Tech unemployment rate remains low at 2.2%
The up-and-down trends that have characterized technology employment throughout 2023 continued in September, analysis by CompTIA, the nonprofit association for the information technology (IT) industry and workforce, reveals.
Tech sector companies reduced staffing by a net 2,632 positions last month, according to CompTIA’s analysis of U.S. Bureau of Labor Statistics #JobsReport data. Tech occupations among all sectors across the economy fell by an estimated 20,000.1 At 2.2% the tech unemployment rate remains well below the national rate of 3.8%.
“There is no sugar-coating the off month of tech employment data,” said Tim Herbert, chief research officer, CompTIA. “Despite the persistently high demand for tech skills on many fronts and positive forward-looking projections, there is a lag in hiring at the moment.”
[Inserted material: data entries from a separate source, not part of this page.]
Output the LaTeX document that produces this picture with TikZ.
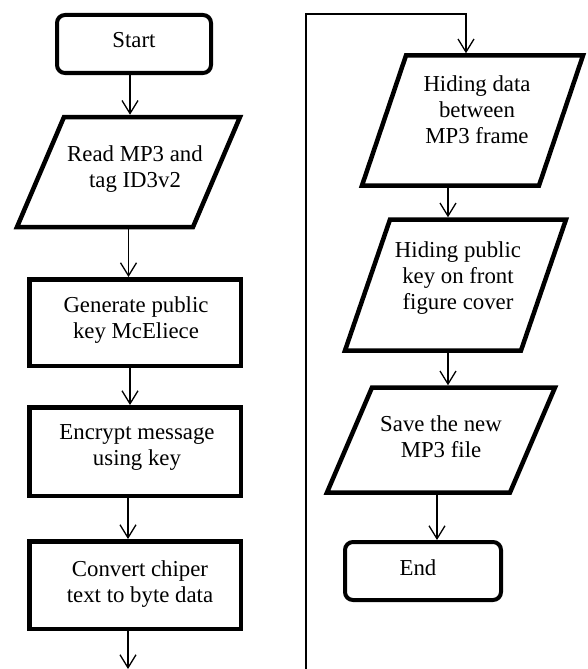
\documentclass[tikz,border=0pt]{standalone}
\usepackage{fontspec}
\setmainfont{Liberation Serif}
\usetikzlibrary{arrows.meta}
\newcommand\parabox[5]{%
  \node[pnode, minimum width=#3, minimum height=#4] (#1) at (#2) {};
  \draw[boxline] ([xshift=#5]#1.north west) -- (#1.north east) -- ([xshift=-#5]#1.south east) -- (#1.south west) -- cycle;
}
\begin{document}
\begin{tikzpicture}[x=1pt,y=-1pt,
  boxline/.style={line width=4.5pt},
  rbox/.style={draw, line width=4pt, rounded corners=8pt, minimum width=154pt, minimum height=58pt, inner sep=0pt},
  pbox/.style={draw, line width=4.5pt, minimum width=211.5pt, inner sep=0pt},
  pnode/.style={draw=none, inner sep=0pt, outer sep=0pt},
  txt/.style={font=\fontsize{22.8}{26}\selectfont, align=center, inner sep=0pt},
  arr/.style={line width=1.3pt, -{Straight Barb[length=13pt,width=16pt]}},
  pin/.style={shorten >=2.25pt}]
\useasboundingbox (0,0) rectangle (587,669);

% shapes
\node[rbox] (start) at (134,44) {};
\parabox{read}{128.5,172}{223pt}{110pt}{47pt}
\node[pbox, minimum height=86.5pt] (gen) at (135,322.5) {};
\node[pbox, minimum height=88.5pt] (enc) at (135,451.5) {};
\node[pbox, minimum height=87.5pt] (conv) at (135,585) {};
\parabox{hd}{472.5,120.5}{221pt}{130pt}{44pt}
\parabox{hp}{455.5,285}{221pt}{131pt}{45pt}
\parabox{save}{441,440}{228pt}{105pt}{45pt}
\node[rbox, minimum width=156pt] (stop) at (423,571) {};

% texts
\node[txt] (tstart) at (134,40) {Start};
\node[txt] (tread) at (135,169) {Read MP3 and\\tag ID3v2};
\node[txt] (tgen) at (136,320) {Generate public\\key McEliece};
\node[txt] (tenc) at (137,447) {Encrypt message\\using key};
\node[txt] (tconv) at (140,584) {Convert chiper\\text to byte data};
\node[txt] (thd) at (477,110) {Hiding data\\between\\MP3 frame};
\node[txt] (thp) at (458,278) {Hiding public\\key on front\\figure cover};
\node[txt] (tsave) at (441,437) {Save the new\\MP3 file};
\node[txt] (tstop) at (418,568) {End};

% connectors
\coordinate (bot) at (128,669);
\coordinate (loopb) at (306,669);
\coordinate (loopt) at (466,14);
\draw[arr, pin] ([xshift=-4pt]start.south) -- ([xshift=-4pt]start.south |- read.north);
\draw[arr] (read.south) -- (read.south |- gen.north);
\draw[arr] ([xshift=-5pt]gen.south) -- ([xshift=-5pt]gen.south |- enc.north);
\draw[arr] ([xshift=-7pt]enc.south) -- ([xshift=-7pt]enc.south |- conv.north);
\draw[arr] ([xshift=-7pt]conv.south) -- (bot);
\draw[arr, pin] (loopb) |- (loopt) -- (loopt |- hd.north);
\draw[arr, pin] ([xshift=-24.5pt]hd.south) -- ([xshift=-24.5pt]hd.south |- hp.north);
\draw[arr, pin] ([xshift=-7.5pt]hp.south) -- ([xshift=-7.5pt]hp.south |- save.north);
\draw[arr] ([xshift=-4pt]save.south) -- ([xshift=-4pt]save.south |- stop.north);
\end{tikzpicture}
\end{document}
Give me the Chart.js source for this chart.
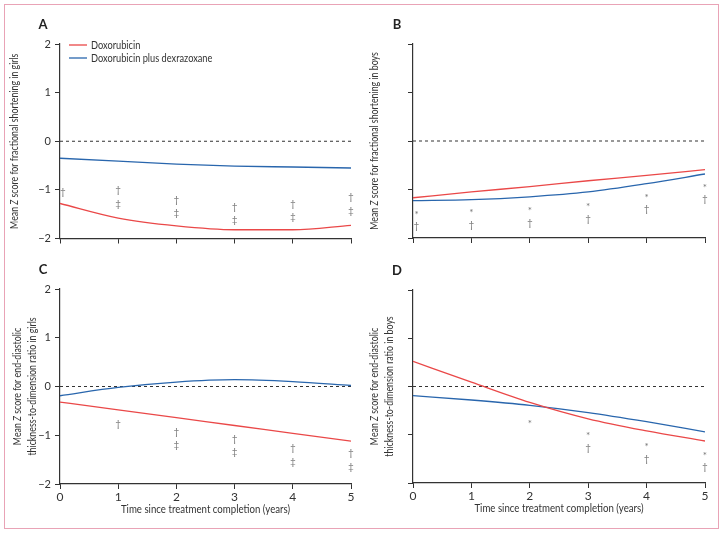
<!DOCTYPE html>
<html>
<head>
<meta charset="utf-8">
<script src="https://cdn.jsdelivr.net/npm/chart.js@4.4.1/dist/chart.umd.min.js"></script>
<style>
  html, body { margin: 0; padding: 0; background: #fff; }
  #wrap { position: relative; width: 724px; height: 533px; }
  #frame { position: absolute; left: 4px; top: 4px; width: 713px; height: 523px; border: 1px solid #e9a3b6; }
  canvas { position: absolute; }
</style>
</head>
<body>
<div id="wrap">
  <div id="frame"></div>
  <canvas id="chartA" width="362" height="260" style="left:0;top:0"></canvas>
  <canvas id="chartB" width="362" height="260" style="left:362px;top:0"></canvas>
  <canvas id="chartC" width="362" height="273" style="left:0;top:260px"></canvas>
  <canvas id="chartD" width="362" height="273" style="left:362px;top:260px"></canvas>
</div>
<script>
// years since treatment completion
const years = [0, 1, 2, 3, 4, 5];

// mean Z scores
const redA = [-1.28, -1.58, -1.74, -1.82, -1.82, -1.73];
const blueA = [-0.35, -0.41, -0.47, -0.51, -0.53, -0.55];
const redB = [-1.17, -1.05, -0.94, -0.82, -0.71, -0.59];
const blueB = [-1.23, -1.21, -1.15, -1.05, -0.88, -0.68];
const redC = [-0.32, -0.48, -0.64, -0.80, -0.96, -1.12];
const blueC = [-0.19, -0.02, 0.09, 0.14, 0.10, 0.02];
const redD = [0.52, 0.09, -0.33, -0.67, -0.92, -1.13];
const blueD = [-0.19, -0.28, -0.39, -0.54, -0.73, -0.94];

// significance marks: [year, z, symbol]
const marksA = [[0.05, -1.03, "†"], [1, -1.0, "†"], [1, -1.29, "‡"], [2, -1.2, "†"], [2, -1.48, "‡"],
  [3, -1.34, "†"], [3, -1.62, "‡"], [4, -1.29, "†"], [4, -1.56, "‡"], [5, -1.14, "†"], [5, -1.42, "‡"]];
const marksB = [[0.06, -1.45, "*"], [0.06, -1.75, "†"], [1, -1.42, "*"], [1, -1.73, "†"], [2, -1.38, "*"], [2, -1.68, "†"],
  [3, -1.30, "*"], [3, -1.60, "†"], [4, -1.11, "*"], [4, -1.40, "†"], [5, -0.90, "*"], [5, -1.19, "†"]];
const marksC = [[1, -0.76, "†"], [2, -0.92, "†"], [2, -1.20, "‡"], [3, -1.07, "†"], [3, -1.34, "‡"],
  [4, -1.26, "†"], [4, -1.54, "‡"], [5, -1.36, "†"], [5, -1.65, "‡"]];
const marksD = [[2, -0.71, "*"], [3, -0.96, "*"], [3, -1.27, "†"], [4, -1.19, "*"], [4, -1.50, "†"], [5, -1.37, "*"], [5, -1.66, "†"]];

const yTicks = [-2, -1, 0, 1, 2];
const seriesNames = ["Doxorubicin", "Doxorubicin plus dexrazoxane"];

const RED = "#ea4848";
const BLUE = "#2966ad";
const INK = "#333";
const FONT = "Lato, 'Open Sans', sans-serif";
const SQUEEZE = 0.84; // the original type is a condensed face

// text drawn narrower along its own direction
function narrowText(ctx, parts, x, y, align) {
  let w = 0;
  parts.forEach(p => { ctx.font = p.f; w += ctx.measureText(p.t).width; });
  let start = align === "center" ? -w / 2 : 0;
  ctx.save();
  ctx.translate(x, y);
  ctx.scale(SQUEEZE, 1);
  ctx.textAlign = "left";
  parts.forEach(p => {
    ctx.font = p.f;
    ctx.fillText(p.t, start, 0);
    start += ctx.measureText(p.t).width;
  });
  ctx.restore();
}

function pts(vals) {
  return years.map((x, i) => ({ x: x, y: vals[i] }));
}

// draws titles, panel letter, marks and legend
const extras = {
  id: "extras",
  afterDatasetsDraw(chart, args, o) {
    const ctx = chart.ctx;
    const a = chart.chartArea;
    const xs = chart.scales.x, ys = chart.scales.y;
    ctx.save();

    // panel letter
    ctx.fillStyle = "#222";
    ctx.font = "bold 13px " + FONT;
    ctx.textAlign = "center";
    ctx.textBaseline = "middle";
    ctx.fillText(o.letter, a.left - o.letterDx, a.top - 19);

    // significance marks
    ctx.fillStyle = "#777";
    ctx.font = "10px " + FONT;
    o.marks.forEach(m => {
      const dy = m[2] === "*" ? 3 : 0;
      ctx.fillText(m[2], xs.getPixelForValue(m[0]), ys.getPixelForValue(m[1]) + dy);
    });

    // y axis title (rotated, italic Z)
    ctx.fillStyle = INK;
    ctx.textBaseline = "middle";
    const cy = (a.top + a.bottom) / 2;
    o.yTitle.forEach((parts, i) => {
      ctx.save();
      ctx.translate(a.left - o.yTitleDx[i], cy);
      ctx.rotate(-Math.PI / 2);
      narrowText(ctx, parts.map(p => ({ t: p.t, f: (p.it ? "italic " : "") + "10.5px " + FONT })), 0, 0, "center");
      ctx.restore();
    });

    // x axis title
    if (o.xTitle) {
      narrowText(ctx, [{ t: o.xTitle, f: "11.5px " + FONT }], (a.left + a.right) / 2, a.bottom + 25, "center");
    }

    // legend
    if (o.legend) {
      chart.data.datasets.slice(0, 2).forEach((ds, i) => {
        const y = a.top + 1 + i * 13;
        ctx.strokeStyle = ds.borderColor;
        ctx.lineWidth = 1.3;
        ctx.beginPath();
        ctx.moveTo(a.left + 9, y);
        ctx.lineTo(a.left + 27, y);
        ctx.stroke();
        ctx.fillStyle = INK;
        narrowText(ctx, [{ t: ds.label, f: "11px " + FONT }], a.left + 31, y, "left");
      });
    }
    ctx.restore();
  }
};

function makeChart(id, red, blue, opts) {
  const fmt = v => (v < 0 ? "\u2212" + Math.abs(v) : String(v));
  return new Chart(document.getElementById(id), {
    type: "line",
    data: {
      datasets: [
        { label: seriesNames[0], data: pts(red), borderColor: RED, borderWidth: 1.3, pointRadius: 0, cubicInterpolationMode: "monotone" },
        { label: seriesNames[1], data: pts(blue), borderColor: BLUE, borderWidth: 1.3, pointRadius: 0, cubicInterpolationMode: "monotone" },
        { label: "zero", data: [{ x: years[0], y: 0 }, { x: years[years.length - 1], y: 0 }], borderColor: INK, borderWidth: 1, borderDash: [3, 3], pointRadius: 0 }
      ]
    },
    options: {
      responsive: false,
      animation: false,
      devicePixelRatio: 1,
      layout: { padding: { left: 0, right: opts.padRight, top: opts.padTop, bottom: 0 } },
      plugins: {
        legend: { display: false },
        tooltip: { enabled: false },
        extras: opts.extras
      },
      scales: {
        x: {
          type: "linear", min: 0, max: 5,
          afterBuildTicks: s => { s.ticks = years.map(v => ({ value: v })); },
          ticks: { display: opts.xLabels, color: INK, font: { family: FONT, size: 12 }, padding: 1 },
          grid: { display: true, drawOnChartArea: false, drawTicks: true, tickLength: 5, color: INK, lineWidth: 1 },
          border: { display: true, color: INK, width: 1.2 },
          afterFit: s => { s.height = opts.xHeight; }
        },
        y: {
          min: -2, max: 2,
          afterBuildTicks: s => { s.ticks = yTicks.map(v => ({ value: v })); },
          ticks: { display: opts.yLabels, color: INK, font: { family: FONT, size: 11 }, padding: 4, callback: fmt },
          grid: { display: true, drawOnChartArea: false, drawTicks: true, tickLength: 5, color: INK, lineWidth: 1 },
          border: { display: true, color: INK, width: 1.2 },
          afterFit: s => { s.width = opts.yWidth; }
        }
      }
    },
    plugins: [extras]
  });
}

makeChart("chartA", redA, blueA, {
  padRight: 11, padTop: 44, xHeight: 21.5, yWidth: 60, xLabels: false, yLabels: true,
  extras: {
    letter: "A", letterDx: 17, marks: marksA, legend: true,
    yTitle: [[{ t: "Mean " }, { t: "Z", it: true }, { t: " score for fractional shortening in girls" }]],
    yTitleDx: [45]
  }
});
makeChart("chartB", redB, blueB, {
  padRight: 19, padTop: 44, xHeight: 22, yWidth: 51, xLabels: false, yLabels: false,
  extras: {
    letter: "B", letterDx: 16, marks: marksB, legend: false,
    yTitle: [[{ t: "Mean " }, { t: "Z", it: true }, { t: " score for fractional shortening in boys" }]],
    yTitleDx: [38]
  }
});
makeChart("chartC", redC, blueC, {
  padRight: 11, padTop: 29, xHeight: 49, yWidth: 60, xLabels: true, yLabels: true,
  extras: {
    letter: "C", letterDx: 17, marks: marksC, legend: false, xTitle: "Time since treatment completion (years)",
    yTitle: [[{ t: "Mean " }, { t: "Z", it: true }, { t: " score for end-diastolic" }], [{ t: "thickness-to-dimension ratio in girls" }]],
    yTitleDx: [42, 27]
  }
});
makeChart("chartD", redD, blueD, {
  padRight: 19, padTop: 30, xHeight: 50, yWidth: 51, xLabels: true, yLabels: false,
  extras: {
    letter: "D", letterDx: 16, marks: marksD, legend: false, xTitle: "Time since treatment completion (years)",
    yTitle: [[{ t: "Mean " }, { t: "Z", it: true }, { t: " score for end-diastolic" }], [{ t: "thickness-to-dimension ratio in boys" }]],
    yTitleDx: [38, 23]
  }
});
</script>
</body>
</html>
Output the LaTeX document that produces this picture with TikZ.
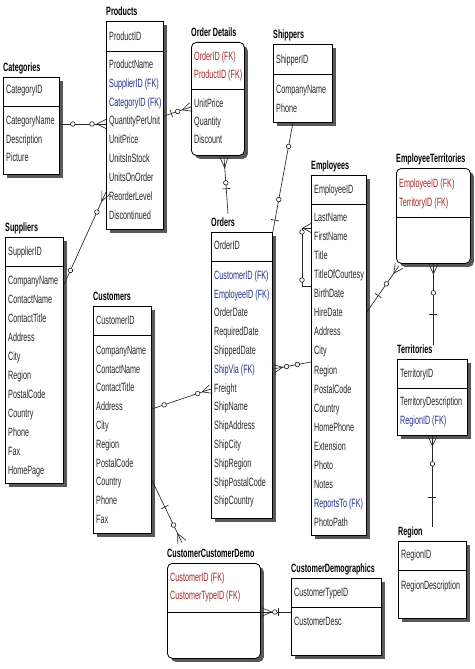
\documentclass[tikz,border=0pt]{standalone}
\usepackage{fontspec}
\newfontfamily\erfont{Liberation Sans}[FakeStretch=0.6]
\usepackage{xcolor}
\usepackage{tikz}
\usetikzlibrary{shadows,decorations.markings,calc}
\definecolor{fkred}{HTML}{A02828}
\definecolor{fkblue}{HTML}{23308A}
\newcommand\fkr[1]{\textcolor{fkred}{#1}}
\newcommand\fkb[1]{\textcolor{fkblue}{#1}}
\tikzset{
  tbl/.style={draw=black, line width=0.8pt, fill=white, anchor=north west, inner sep=0pt,
              drop shadow={shadow xshift=3.5pt, shadow yshift=-3.5pt, opacity=1, fill=black!65}},
  rtbl/.style={tbl, rounded corners=5pt},
  ttl/.style={anchor=west, inner sep=0pt, text height=8.5pt, text depth=2pt,
              font=\erfont\bfseries\fontsize{12pt}{14pt}\selectfont},
  fld/.style={anchor=west, inner sep=0pt, text height=8.5pt, text depth=2pt, text=black!85,
              font=\erfont\fontsize{12pt}{14pt}\selectfont},
  sepl/.style={line width=0.8pt},
  rel/.style={draw=black!85, line width=0.65pt},
  opt at/.style={postaction={decorate, decoration={markings,
      mark=at position #1 with {\draw[rel, fill=white] (0,0) circle (2.3pt);}}}},
  one at/.style={postaction={decorate, decoration={markings,
      mark=at position #1 with {\draw[rel] (0pt,-4pt) -- (0pt,4pt);}}}},
  crow end/.style={postaction={decorate, decoration={markings,
      mark=at position 0.999 with {\draw[rel] (0pt,-4.5pt) -- (-#1,0pt) -- (0pt,4.5pt);}}}},
  crow start/.style={postaction={decorate, decoration={markings,
      mark=at position 0.001 with {\draw[rel] (0pt,-4.5pt) -- (#1,0pt) -- (0pt,4.5pt);}}}},
}

\begin{document}
\begin{tikzpicture}[x=1pt,y=-1pt]
  \useasboundingbox (0,0) rectangle (474,669);

  % Categories
  \node[tbl, minimum width=56pt, minimum height=97pt] (cat) at (3,77) {};
  \node[ttl] (catT) at (3,68) {Categories};
  \node[fld] (cat-k1) at (6,90) {CategoryID};
  \draw[sepl] (cat.west |- 0,106) -- (cat.east |- 0,106);
  \foreach \f [count=\i] in {CategoryName,Description,Picture}
    \node[fld] (cat-a\i) at (6,{121+18.8*(\i-1)}) {\f};

  % Products
  \node[tbl, minimum width=57pt, minimum height=208pt] (prod) at (106,21) {};
  \node[ttl] (prodT) at (106,12) {Products};
  \node[fld] (prod-k1) at (109,37) {ProductID};
  \draw[sepl] (prod.west |- 0,51) -- (prod.east |- 0,51);
  \foreach \f [count=\i] in {ProductName,\fkb{SupplierID (FK)},\fkb{CategoryID (FK)},QuantityPerUnit,
      UnitPrice,UnitsInStock,UnitsOnOrder,ReorderLevel,Discontinued}
    \node[fld] (prod-a\i) at (109,{65+18.9*(\i-1)}) {\f};

  % Order Details
  \node[rtbl, minimum width=53pt, minimum height=113pt] (od) at (191,42) {};
  \node[ttl] (odT) at (191,33) {Order Details};
  \foreach \f [count=\i] in {\fkr{OrderID (FK)},\fkr{ProductID (FK)}}
    \node[fld] (od-k\i) at (194,{57+18*(\i-1)}) {\f};
  \draw[sepl] (od.west |- 0,89) -- (od.east |- 0,89);
  \foreach \f [count=\i] in {UnitPrice,Quantity,Discount}
    \node[fld] (od-a\i) at (194,{104+18*(\i-1)}) {\f};

  % Shippers
  \node[tbl, minimum width=59pt, minimum height=78pt] (shp) at (273,44) {};
  \node[ttl] (shpT) at (273,35) {Shippers};
  \node[fld] (shp-k1) at (276,60) {ShipperID};
  \draw[sepl] (shp.west |- 0,74) -- (shp.east |- 0,74);
  \foreach \f [count=\i] in {CompanyName,Phone}
    \node[fld] (shp-a\i) at (276,{90+19*(\i-1)}) {\f};

  % Employees
  \node[tbl, minimum width=55pt, minimum height=360pt] (emp) at (311,175) {};
  \node[ttl] (empT) at (311,166) {Employees};
  \node[fld] (emp-k1) at (314,190) {EmployeeID};
  \draw[sepl] (emp.west |- 0,204) -- (emp.east |- 0,204);
  \foreach \f [count=\i] in {LastName,FirstName,Title,TitleOfCourtesy,BirthDate,HireDate,Address,
      City,Region,PostalCode,Country,HomePhone,Extension,Photo,Notes,\fkb{ReportsTo (FK)},PhotoPath}
    \node[fld] (emp-a\i) at (314,{218+19.1*(\i-1)}) {\f};

  % EmployeeTerritories
  \node[rtbl, minimum width=74pt, minimum height=95pt] (et) at (396,168) {};
  \node[ttl] (etT) at (396,159) {EmployeeTerritories};
  \foreach \f [count=\i] in {\fkr{EmployeeID (FK)},\fkr{TerritoryID (FK)}}
    \node[fld] (et-k\i) at (399,{184+19*(\i-1)}) {\f};
  \draw[sepl] (et.west |- 0,217) -- (et.east |- 0,217);

  % Territories
  \node[tbl, minimum width=70pt, minimum height=76pt] (ter) at (397,359) {};
  \node[ttl] (terT) at (397,350) {Territories};
  \node[fld] (ter-k1) at (400,374) {TerritoryID};
  \draw[sepl] (ter.west |- 0,388) -- (ter.east |- 0,388);
  \foreach \f [count=\i] in {TerritoryDescription,\fkb{RegionID (FK)}}
    \node[fld] (ter-a\i) at (400,{402+19*(\i-1)}) {\f};

  % Region
  \node[tbl, minimum width=68pt, minimum height=77pt] (reg) at (398,541) {};
  \node[ttl] (regT) at (398,532) {Region};
  \node[fld] (reg-k1) at (401,555) {RegionID};
  \draw[sepl] (reg.west |- 0,570) -- (reg.east |- 0,570);
  \node[fld] (reg-a1) at (401,586) {RegionDescription};

  % Suppliers
  \node[tbl, minimum width=58pt, minimum height=246pt] (sup) at (5,237) {};
  \node[ttl] (supT) at (5,228) {Suppliers};
  \node[fld] (sup-k1) at (8,252) {SupplierID};
  \draw[sepl] (sup.west |- 0,266) -- (sup.east |- 0,266);
  \foreach \f [count=\i] in {CompanyName,ContactName,ContactTitle,Address,City,Region,
      PostalCode,Country,Phone,Fax,HomePage}
    \node[fld] (sup-a\i) at (8,{281+19*(\i-1)}) {\f};

  % Customers
  \node[tbl, minimum width=58pt, minimum height=227pt] (cus) at (93,306) {};
  \node[ttl] (cusT) at (93,297) {Customers};
  \node[fld] (cus-k1) at (96,321) {CustomerID};
  \draw[sepl] (cus.west |- 0,335) -- (cus.east |- 0,335);
  \foreach \f [count=\i] in {CompanyName,ContactName,ContactTitle,Address,City,Region,
      PostalCode,Country,Phone,Fax}
    \node[fld] (cus-a\i) at (96,{351+18.8*(\i-1)}) {\f};

  % Orders
  \node[tbl, minimum width=61pt, minimum height=286pt] (ord) at (211,232) {};
  \node[ttl] (ordT) at (211,223) {Orders};
  \node[fld] (ord-k1) at (214,246) {OrderID};
  \draw[sepl] (ord.west |- 0,261) -- (ord.east |- 0,261);
  \foreach \f [count=\i] in {\fkb{CustomerID (FK)},\fkb{EmployeeID (FK)},OrderDate,RequiredDate,
      ShippedDate,\fkb{ShipVia (FK)},Freight,ShipName,ShipAddress,ShipCity,ShipRegion,
      ShipPostalCode,ShipCountry}
    \node[fld] (ord-a\i) at (214,{276+18.8*(\i-1)}) {\f};

  % CustomerCustomerDemo
  \node[rtbl, minimum width=93pt, minimum height=95pt] (ccd) at (167,563) {};
  \node[ttl] (ccdT) at (167,554) {CustomerCustomerDemo};
  \foreach \f [count=\i] in {\fkr{CustomerID (FK)},\fkr{CustomerTypeID (FK)}}
    \node[fld] (ccd-k\i) at (170,{578+18*(\i-1)}) {\f};
  \draw[sepl] (ccd.west |- 0,612) -- (ccd.east |- 0,612);

  % CustomerDemographics
  \node[tbl, minimum width=90pt, minimum height=77pt] (cd) at (291,578) {};
  \node[ttl] (cdT) at (291,569) {CustomerDemographics};
  \node[fld] (cd-k1) at (294,593) {CustomerTypeID};
  \draw[sepl] (cd.west |- 0,607) -- (cd.east |- 0,607);
  \node[fld] (cd-a1) at (294,622) {CustomerDesc};

  % relationships
  \draw[rel, opt at=13pt, opt at=-14pt, crow end=9pt] (cat.east |- 0,124) -- (prod.west |- 0,124);
  \draw[rel, one at=8pt, opt at=-14pt, crow end=9pt] (prod.east |- 0,116) -- (od.west |- 0,107);
  \draw[rel, opt at=16pt, opt at=-22pt, crow end=10pt] (sup.east |- 0,285) -- (prod.west |- 0,192);
  \draw[rel, crow start=12pt, opt at=27pt, one at=33pt] ([xshift=6pt]od.south) -- ([xshift=5pt,yshift=4pt]ordT.north);
  \draw[rel, opt at=24pt, opt at=-33pt, one at=-12pt] ([xshift=-10pt]shp.south) -- (ord.north east);
  \draw[rel, opt at=13pt, opt at=-14pt, crow end=9pt] (cus.east |- 0,409) -- (ord.west |- 0,389);
  \draw[rel, crow start=10pt, opt at=14pt, opt at=25pt] (ord.east |- 0,369) -- (emp.west |- 0,362);
  % ReportsTo
  \draw[rel, crow start=8pt, opt at=13pt, opt at=-15pt] (emp.west |- 0,228) -- ++(-9,0) -- ++(0,58) -- (emp.west |- 0,286);
  \draw[rel, one at=20pt, opt at=-22pt, crow end=9pt] (emp.east |- 0,312) -- ([xshift=3pt,yshift=-2pt]et.south west);
  \draw[rel, crow start=10pt, opt at=29pt, one at=51pt] (et.south) -- (et.south |- terT.north);
  \draw[rel, crow start=10pt, opt at=28pt, one at=62pt] (ter.south) -- (ter.south |- regT.north);
  \draw[rel, one at=30pt, opt at=50pt, crow end=10pt] (cus.east |- 0,480) -- ([xshift=15pt,yshift=6pt]ccdT.north west);
  \draw[rel, crow start=11pt, opt at=14pt, one at=18pt] (ccd.east |- 0,612) -- (cd.west |- 0,612);
\end{tikzpicture}
\end{document}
Employer job postings for future tech hiring fell to 184,077 in September.2 Demand for software positions continues to drive the largest volume of hiring activity. In the aggregate volumes are equally large in positions spanning IT project management, IT support, data analytics and systems/cloud infrastructure.
Positions in emerging technologies or jobs requiring emerging tech skills accounted for 26.5% of all tech jobs postings last month, up from 22% in August. Within emerging tech job postings, 36% were associated with artificial intelligence (AI).
Employers in the professional, scientific and technical services, manufacturing, administrative support, finance and insurance and information sectors had the largest share of tech job postings. California, Texas and Virginia had the largest volumes of tech job postings at the state level, while Washington, New York City and Dallas led metro markets.